Ahead of Hearing, Select Subcommittee Releases New Evidence of Pandemic’s Disproportionate Harm to Working Women
Washington, D.C. (May 17, 2022) – Today, the Select Subcommittee on the Coronavirus Crisis, chaired by Rep. James E. Clyburn, released a memorandum with new evidence of disproportionate harm women working for hourly wages faced during the first year of the coronavirus pandemic. The memorandum precedes today’s scheduled 11:45 a.m. ET hearing entitled “Underpaid, Overworked, and Underappreciated: How the Pandemic Economy Disproportionately Harmed Low-Wage Women Workers.”
The memorandum is the Select Subcommittee’s first release of data from its December 2021 survey of 12 of the nation’s largest employers, each of which were reported to have significant layoffs in 2020. Available in full here, the memorandum finds that in 2020, women working for hourly wages at these companies disproportionately experienced negative employment outcomes compared to their male hourly coworkers.
Chairman Clyburn released the following statement about the memorandum:
“Today’s memorandum provides new support for what has long been understood: the effects of this pandemic have been disproportionately felt by women working jobs with low pay and few benefits. I look forward to hearing more at today’s hearing about these harms and how they can be remedied to ensure that our nation’s hardworking women are able to care for and provide for their families as they make essential contributions to building a stronger and more inclusive post-crisis economy.”
The Select Subcommittee reached this finding by analyzing data on seven key employment outcomes—furloughs, layoffs, terminations, voluntary departures, wage reductions, wage increases, and promotions—at the 12 surveyed companies for 2019, 2020, and 2021. In 2020, the year of the pandemic-induced economic downturn, women in these companies’ hourly workforces experienced disproportionately harmful employment outcomes (i.e., worse outcomes than their male counterparts) more than twice as often as men experienced such outcomes (i.e., worse outcomes than women).

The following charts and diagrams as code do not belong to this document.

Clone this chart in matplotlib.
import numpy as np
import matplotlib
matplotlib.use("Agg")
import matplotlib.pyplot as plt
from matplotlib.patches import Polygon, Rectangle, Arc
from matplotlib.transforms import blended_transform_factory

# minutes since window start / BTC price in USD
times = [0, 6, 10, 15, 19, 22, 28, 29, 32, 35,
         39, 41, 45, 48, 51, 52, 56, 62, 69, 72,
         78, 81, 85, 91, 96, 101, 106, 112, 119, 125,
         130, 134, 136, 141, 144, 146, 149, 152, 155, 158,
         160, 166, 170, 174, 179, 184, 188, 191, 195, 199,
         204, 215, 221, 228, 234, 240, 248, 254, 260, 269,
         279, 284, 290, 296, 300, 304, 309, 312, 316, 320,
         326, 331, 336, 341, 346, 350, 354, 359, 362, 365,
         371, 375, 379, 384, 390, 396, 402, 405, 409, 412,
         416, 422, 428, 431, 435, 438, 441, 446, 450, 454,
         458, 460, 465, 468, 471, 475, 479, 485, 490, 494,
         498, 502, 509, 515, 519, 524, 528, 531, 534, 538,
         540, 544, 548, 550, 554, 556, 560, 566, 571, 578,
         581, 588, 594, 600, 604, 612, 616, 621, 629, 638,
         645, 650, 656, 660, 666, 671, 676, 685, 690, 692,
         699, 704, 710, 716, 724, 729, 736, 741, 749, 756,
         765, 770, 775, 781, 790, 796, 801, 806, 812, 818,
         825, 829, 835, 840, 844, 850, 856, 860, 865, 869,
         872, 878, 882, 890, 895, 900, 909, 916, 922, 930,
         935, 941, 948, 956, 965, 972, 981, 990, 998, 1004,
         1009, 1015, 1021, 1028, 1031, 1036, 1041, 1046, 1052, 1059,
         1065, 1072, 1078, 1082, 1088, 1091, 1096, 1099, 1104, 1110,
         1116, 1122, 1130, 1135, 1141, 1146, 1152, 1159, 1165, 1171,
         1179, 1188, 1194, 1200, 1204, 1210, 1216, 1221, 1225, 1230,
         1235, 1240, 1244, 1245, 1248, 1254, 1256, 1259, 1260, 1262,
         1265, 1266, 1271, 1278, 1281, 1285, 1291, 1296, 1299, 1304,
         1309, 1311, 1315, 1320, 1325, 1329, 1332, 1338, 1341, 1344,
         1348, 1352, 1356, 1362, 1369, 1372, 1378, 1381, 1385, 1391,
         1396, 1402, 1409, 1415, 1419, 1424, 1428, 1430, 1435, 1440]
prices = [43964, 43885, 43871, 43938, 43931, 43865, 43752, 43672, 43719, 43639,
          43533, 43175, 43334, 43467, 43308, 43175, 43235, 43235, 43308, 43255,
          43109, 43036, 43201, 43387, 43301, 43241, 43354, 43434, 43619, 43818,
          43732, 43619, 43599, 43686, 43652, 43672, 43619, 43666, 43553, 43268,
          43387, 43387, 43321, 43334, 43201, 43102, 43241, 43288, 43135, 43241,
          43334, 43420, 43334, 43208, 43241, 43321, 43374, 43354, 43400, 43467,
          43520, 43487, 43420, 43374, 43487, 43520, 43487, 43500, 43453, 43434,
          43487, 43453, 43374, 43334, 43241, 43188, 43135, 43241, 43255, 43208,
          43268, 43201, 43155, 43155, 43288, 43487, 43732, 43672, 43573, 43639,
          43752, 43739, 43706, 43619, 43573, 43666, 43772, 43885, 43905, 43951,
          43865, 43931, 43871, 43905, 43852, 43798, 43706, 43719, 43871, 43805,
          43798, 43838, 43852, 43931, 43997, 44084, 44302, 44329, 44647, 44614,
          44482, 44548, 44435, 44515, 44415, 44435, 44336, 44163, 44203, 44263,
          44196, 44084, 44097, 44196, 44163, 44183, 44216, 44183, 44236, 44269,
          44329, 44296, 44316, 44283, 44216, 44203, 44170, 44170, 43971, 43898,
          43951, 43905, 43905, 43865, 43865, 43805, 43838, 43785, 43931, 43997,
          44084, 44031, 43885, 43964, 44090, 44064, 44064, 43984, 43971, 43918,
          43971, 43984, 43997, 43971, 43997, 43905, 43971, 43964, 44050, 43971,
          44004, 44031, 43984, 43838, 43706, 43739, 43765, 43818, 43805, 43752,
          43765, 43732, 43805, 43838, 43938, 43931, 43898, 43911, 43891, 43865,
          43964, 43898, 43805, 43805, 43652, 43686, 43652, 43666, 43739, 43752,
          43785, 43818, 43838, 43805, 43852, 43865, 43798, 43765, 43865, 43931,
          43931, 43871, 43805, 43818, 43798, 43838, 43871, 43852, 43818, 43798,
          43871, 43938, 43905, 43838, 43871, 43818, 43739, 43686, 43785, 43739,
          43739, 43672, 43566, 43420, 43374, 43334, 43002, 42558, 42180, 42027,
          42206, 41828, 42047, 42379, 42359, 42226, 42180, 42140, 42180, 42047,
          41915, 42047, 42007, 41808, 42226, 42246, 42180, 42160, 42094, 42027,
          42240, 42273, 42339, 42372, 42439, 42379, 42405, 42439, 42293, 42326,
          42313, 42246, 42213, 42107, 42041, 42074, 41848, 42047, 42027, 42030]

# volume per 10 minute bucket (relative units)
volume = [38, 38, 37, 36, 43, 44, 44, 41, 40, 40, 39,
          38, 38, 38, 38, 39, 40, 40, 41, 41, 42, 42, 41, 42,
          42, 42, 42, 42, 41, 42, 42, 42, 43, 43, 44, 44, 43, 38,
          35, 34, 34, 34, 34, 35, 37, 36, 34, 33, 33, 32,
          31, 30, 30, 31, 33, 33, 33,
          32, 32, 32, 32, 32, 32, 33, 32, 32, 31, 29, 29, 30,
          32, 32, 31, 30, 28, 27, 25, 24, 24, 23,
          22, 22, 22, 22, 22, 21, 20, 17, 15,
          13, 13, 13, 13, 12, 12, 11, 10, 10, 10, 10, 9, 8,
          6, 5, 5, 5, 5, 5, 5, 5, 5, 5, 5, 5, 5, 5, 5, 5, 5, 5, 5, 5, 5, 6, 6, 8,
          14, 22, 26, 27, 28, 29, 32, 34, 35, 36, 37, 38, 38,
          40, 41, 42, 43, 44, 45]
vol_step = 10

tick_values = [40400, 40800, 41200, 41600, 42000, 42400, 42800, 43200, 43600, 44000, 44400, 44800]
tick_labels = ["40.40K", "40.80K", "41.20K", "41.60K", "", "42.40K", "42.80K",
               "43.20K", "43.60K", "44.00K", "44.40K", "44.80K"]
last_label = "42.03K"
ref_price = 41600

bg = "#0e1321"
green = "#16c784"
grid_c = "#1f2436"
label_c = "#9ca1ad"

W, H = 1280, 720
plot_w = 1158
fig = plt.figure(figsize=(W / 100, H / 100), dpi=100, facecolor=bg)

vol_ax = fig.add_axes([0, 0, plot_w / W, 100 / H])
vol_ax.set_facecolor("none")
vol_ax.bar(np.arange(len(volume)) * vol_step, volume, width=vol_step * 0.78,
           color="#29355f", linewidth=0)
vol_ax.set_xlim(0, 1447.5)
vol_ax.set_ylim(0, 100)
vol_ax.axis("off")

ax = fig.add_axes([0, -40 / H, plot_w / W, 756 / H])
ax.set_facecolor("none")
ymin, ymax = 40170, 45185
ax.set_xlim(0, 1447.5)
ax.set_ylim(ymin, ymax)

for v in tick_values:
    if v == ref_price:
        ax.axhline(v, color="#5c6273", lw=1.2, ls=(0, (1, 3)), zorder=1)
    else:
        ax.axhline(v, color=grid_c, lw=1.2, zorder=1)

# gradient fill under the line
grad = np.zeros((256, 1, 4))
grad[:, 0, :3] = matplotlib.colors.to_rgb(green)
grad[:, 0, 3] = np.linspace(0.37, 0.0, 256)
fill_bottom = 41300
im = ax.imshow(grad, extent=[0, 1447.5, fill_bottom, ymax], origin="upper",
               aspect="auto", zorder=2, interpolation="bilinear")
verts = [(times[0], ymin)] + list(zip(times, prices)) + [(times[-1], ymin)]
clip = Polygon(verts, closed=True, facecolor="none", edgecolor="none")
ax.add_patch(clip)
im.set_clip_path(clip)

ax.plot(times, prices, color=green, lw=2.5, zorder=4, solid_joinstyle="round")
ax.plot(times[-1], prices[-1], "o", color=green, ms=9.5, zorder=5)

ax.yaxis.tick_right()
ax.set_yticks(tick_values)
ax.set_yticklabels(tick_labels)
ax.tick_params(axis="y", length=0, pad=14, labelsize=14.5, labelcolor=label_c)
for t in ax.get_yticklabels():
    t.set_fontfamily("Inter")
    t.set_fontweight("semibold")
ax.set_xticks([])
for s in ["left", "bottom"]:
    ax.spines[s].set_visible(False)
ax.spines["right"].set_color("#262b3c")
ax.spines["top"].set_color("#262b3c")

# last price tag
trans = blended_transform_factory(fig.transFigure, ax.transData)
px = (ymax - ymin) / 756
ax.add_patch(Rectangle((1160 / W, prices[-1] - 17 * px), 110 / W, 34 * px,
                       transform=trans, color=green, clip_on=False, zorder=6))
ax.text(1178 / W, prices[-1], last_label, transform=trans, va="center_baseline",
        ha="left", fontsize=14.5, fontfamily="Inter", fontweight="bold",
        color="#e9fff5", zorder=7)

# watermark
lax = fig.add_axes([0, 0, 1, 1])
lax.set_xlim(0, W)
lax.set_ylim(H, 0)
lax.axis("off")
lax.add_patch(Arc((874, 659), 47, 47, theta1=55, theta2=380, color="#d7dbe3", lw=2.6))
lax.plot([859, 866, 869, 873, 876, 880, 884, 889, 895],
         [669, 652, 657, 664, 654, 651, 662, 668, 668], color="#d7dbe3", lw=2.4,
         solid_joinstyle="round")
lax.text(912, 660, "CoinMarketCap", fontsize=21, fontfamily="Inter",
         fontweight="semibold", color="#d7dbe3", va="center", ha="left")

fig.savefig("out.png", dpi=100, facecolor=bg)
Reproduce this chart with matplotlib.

The surveyed companies were AT&T, Berkshire Hathaway, Boeing, Chevron, Cisco, Citigroup, Comcast, Exxon Mobil, Oracle, Salesforce, Walmart, and the Walt Disney Company.
The Select Subcommittee’s analysis of the impacts of the coronavirus pandemic on American workers, including any inequity in such impacts, remains ongoing, and additional findings from the December 2021 survey are anticipated later this year.